Cities:Skylines territory is indeed carved into separate sections, but each of those is stitched into one huge map that can be ruined with concrete, wood and exhaust fumes at will. The visible boundary lines come into gameplay on a more structural basis (you can select around 9-10 of the zones in total to build on, which is a gigantic area), but there are no other limitations in place here. If you can see it, you can potentially build on it, and that can happen whether your LAN cable is connected to your PC or not.
Placing down zones in Cities: Skylines is as easy as drawing roads and attaching traditional industrial, residential or commercial blocks nearby (curved roads feature prominently, while zoning tools are gracefully implemented in either brush or drag-and-select format). From there, gameplay boils down to meeting the needs of your citizens and industries via the usual mix of taxation, education, transport, public services, sanitation, garbage, tourism, trade and pretty much every other element of city planning you can think of.
Zoning tools are excellent |
Although the huge map should eventually contain a vast amount of urban sprawl with a quality of life and bottom-line to delicately balance, Colossal Order is also keenly aware of the need for Maxis-style specialist hubs for industry, trade, leisure and housing. Players will also be able to draw up their own districts on the map, name them, and treat them as entirely separate entities; almost as if they were a separate city within a city.
As an example, a quiet residential area in our city is zoned out quickly, and the district tool then overlayed on top to draw boundary lines that designate the freshly laid turf as its own region. After naming duties are completed, taxes were set individually for that area, and further micro-management customisations were completed. Drawing up those boundaries should allow players to drive population towards specific areas of the landscape as required. Industrial areas will thrive with lower taxes and fewer regulations, or perhaps expensive housing could be generated with lower density planning, a higher tax rate and better environmental stimulus.
It’s a neat concept, and instantly translatable to real-world experience. The visuals (although perhaps a little dry at times) do a lot to sell the experience on realism. The map is rendered to an impressive level of fidelity even this early in development, while a proper fluid dynamics system allows tinkerers to create rivers and lakes by raising or digging terrain as they choose, with polluted water clearly visible and requiring careful siphoning away from populated areas. A suite of statistical overlays allow for quick visibility of key variables, drawing the colour out of the screen and presenting overlayed information in a clear, concise fashion.
Water is modelled dynamically |
It’s also heartening to know that almost every aspect of Cities:Skylines should be open to modding from release. The developers eagerly chatted about the possibilities of the terrain editor and potential Steamworks support for adding buildings, vehicles, decorations and pretty much anything else you could think of, and again, although it’s hard to resist sticking the boot into last year’s SimCity, you can’t help but be impressed by the level of community and creativity that Colossal Order is intent on fostering from the offset.
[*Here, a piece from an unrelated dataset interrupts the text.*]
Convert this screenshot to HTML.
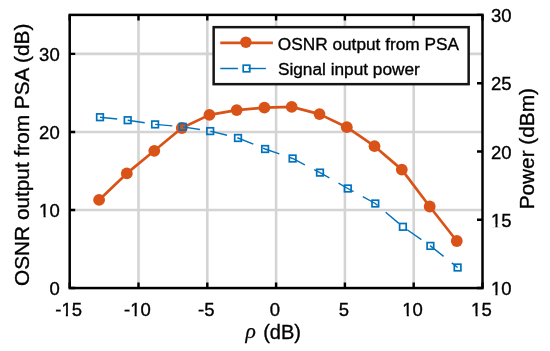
<!DOCTYPE html>
<html><head><meta charset="utf-8"><title>OSNR output from PSA vs rho</title><style>
html,body{margin:0;padding:0;background:#fff;overflow:hidden;}
svg{display:block;}
text{font-family:"Liberation Sans",Arial,sans-serif;font-size:18.5px;fill:#000;stroke:#000;stroke-width:0.35px;}
</style></head><body>
<svg width="550" height="351" viewBox="0 0 550 351">
<rect x="0" y="0" width="550" height="351" fill="#fff"/>
<path d="M138.50 14.90V288.06M207.30 14.90V288.06M276.10 14.90V288.06M344.90 14.90V288.06M413.70 14.90V288.06M69.70 210.01H482.50M69.70 131.97H482.50M69.70 53.92H482.50" stroke="#d4d4d4" stroke-width="2.6" fill="none"/>
<polyline points="99.1,199.9 126.8,173.4 154.3,150.8 181.8,128.0 209.4,114.9 236.7,110.1 264.4,107.7 291.7,106.9 319.5,114.1 346.8,127.2 374.5,146.2 401.8,169.6 429.7,206.5 456.8,241.0" fill="none" stroke="#D95319" stroke-width="2.7" stroke-linejoin="round"/>
<g fill="#D95319"><circle cx="99.1" cy="199.9" r="5.9"/><circle cx="126.8" cy="173.4" r="5.9"/><circle cx="154.3" cy="150.8" r="5.9"/><circle cx="181.8" cy="128.0" r="5.9"/><circle cx="209.4" cy="114.9" r="5.9"/><circle cx="236.7" cy="110.1" r="5.9"/><circle cx="264.4" cy="107.7" r="5.9"/><circle cx="291.7" cy="106.9" r="5.9"/><circle cx="319.5" cy="114.1" r="5.9"/><circle cx="346.8" cy="127.2" r="5.9"/><circle cx="374.5" cy="146.2" r="5.9"/><circle cx="401.8" cy="169.6" r="5.9"/><circle cx="429.7" cy="206.5" r="5.9"/><circle cx="456.8" cy="241.0" r="5.9"/></g>
<polyline points="100.0,117.2 127.7,120.2 155.1,124.4 182.7,126.8 210.2,131.1 238.0,138.0 265.1,149.0 292.6,158.5 320.0,172.6 347.8,188.5 375.3,203.5 402.9,226.8 430.4,245.9 457.6,267.5" fill="none" stroke="#0072BD" stroke-width="1.4" stroke-dasharray="17.3 10.5"/>
<g fill="none" stroke="#0072BD" stroke-width="1.7"><rect x="96.70" y="113.90" width="6.6" height="6.6"/><rect x="124.40" y="116.90" width="6.6" height="6.6"/><rect x="151.80" y="121.10" width="6.6" height="6.6"/><rect x="179.40" y="123.50" width="6.6" height="6.6"/><rect x="206.90" y="127.80" width="6.6" height="6.6"/><rect x="234.70" y="134.70" width="6.6" height="6.6"/><rect x="261.80" y="145.70" width="6.6" height="6.6"/><rect x="289.30" y="155.20" width="6.6" height="6.6"/><rect x="316.70" y="169.30" width="6.6" height="6.6"/><rect x="344.50" y="185.20" width="6.6" height="6.6"/><rect x="372.00" y="200.20" width="6.6" height="6.6"/><rect x="399.60" y="223.50" width="6.6" height="6.6"/><rect x="427.10" y="242.60" width="6.6" height="6.6"/><rect x="454.30" y="264.20" width="6.6" height="6.6"/></g>
<rect x="69.7" y="14.9" width="412.80" height="273.16" fill="none" stroke="#000" stroke-width="2.5"/>
<path d="M69.70 288.06V282.56M69.70 14.90V20.40M138.50 288.06V282.56M138.50 14.90V20.40M207.30 288.06V282.56M207.30 14.90V20.40M276.10 288.06V282.56M276.10 14.90V20.40M344.90 288.06V282.56M344.90 14.90V20.40M413.70 288.06V282.56M413.70 14.90V20.40M482.50 288.06V282.56M482.50 14.90V20.40M69.70 288.06H75.20M69.70 210.01H75.20M69.70 131.97H75.20M69.70 53.92H75.20M482.50 288.06H477.00M482.50 219.77H477.00M482.50 151.48H477.00M482.50 83.19H477.00M482.50 14.90H477.00" stroke="#000" stroke-width="2.4" fill="none"/>
<g class="t">
<text x="55.23" y="316.40">-15</text>
<text x="124.03" y="316.40">-10</text>
<text x="197.98" y="316.40">-5</text>
<text x="269.86" y="316.40">0</text>
<text x="338.66" y="316.40">5</text>
<text x="402.31" y="316.40">10</text>
<text x="471.11" y="316.40">15</text>
<text x="49.41" y="295.36">0</text>
<text x="39.12" y="217.31">10</text>
<text x="39.12" y="139.27">20</text>
<text x="39.12" y="61.22">30</text>
<text x="491.00" y="295.26">10</text>
<text x="491.00" y="226.97">15</text>
<text x="491.00" y="158.68">20</text>
<text x="491.00" y="90.39">25</text>
<text x="491.00" y="22.10">30</text>
</g>
<text transform="translate(29.1 154.8) rotate(-90)" text-anchor="middle" style="font-size:20.8px">OSNR output from PSA (dB)</text>
<text transform="translate(534.2 148.7) rotate(-90)" text-anchor="middle" style="font-size:20.8px">Power (dBm)</text>
<text x="245.6" y="338.4" style="font-family:'Liberation Serif',serif;font-style:italic;font-size:21.5px;stroke-width:0.25px">ρ</text>
<text x="263.2" y="338.7" style="font-size:20px">(dB)</text>
<rect x="213.66" y="27.16" width="255" height="57" fill="#fff" stroke="#151515" stroke-width="2.5"/>
<line x1="220.3" y1="42.9" x2="272.9" y2="42.9" stroke="#D95319" stroke-width="2.7"/>
<circle cx="245.9" cy="42.2" r="5.8" fill="#D95319"/>
<line x1="220.3" y1="68.5" x2="272.9" y2="68.5" stroke="#0072BD" stroke-width="1.4" stroke-dasharray="17.6 10.4"/>
<rect x="243.2" y="65.2" width="6.6" height="6.6" fill="none" stroke="#0072BD" stroke-width="1.7"/>
<text x="277.8" y="49.6" style="font-size:17.25px">OSNR output from PSA</text>
<text x="277.9" y="74.6" style="font-size:17.25px">Signal input power</text>
<g fill="#fff"><rect x="61.60" y="313.74" width="4.22" height="3.26"/><rect x="67.90" y="313.74" width="4.12" height="3.26"/><rect x="130.40" y="313.74" width="4.22" height="3.26"/><rect x="136.70" y="313.74" width="4.12" height="3.26"/><rect x="402.52" y="313.74" width="4.22" height="3.26"/><rect x="408.82" y="313.74" width="4.12" height="3.26"/><rect x="471.32" y="313.74" width="4.22" height="3.26"/><rect x="477.62" y="313.74" width="4.12" height="3.26"/><rect x="39.33" y="214.66" width="4.22" height="3.26"/><rect x="45.63" y="214.66" width="4.12" height="3.26"/><rect x="491.21" y="292.60" width="4.22" height="3.26"/><rect x="497.51" y="292.60" width="4.12" height="3.26"/><rect x="491.21" y="224.31" width="4.22" height="3.26"/><rect x="497.51" y="224.31" width="4.12" height="3.26"/></g>
</svg>
</body></html>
There’s undeniably a gap in the market here, and Cities: Skylines looks intent on filling it with an experience forged entirely from the feedback of a growing legion of miffed city-building fans. There’s little in the way of new thinking on show throughout our demo, but even solid familiarity and high production standards were comforting in the wake of last year’s disappointing release. With mods hopefully stepping up to pad out the weird-and-wonderful quotient, Skylines could be the game we were all waiting for.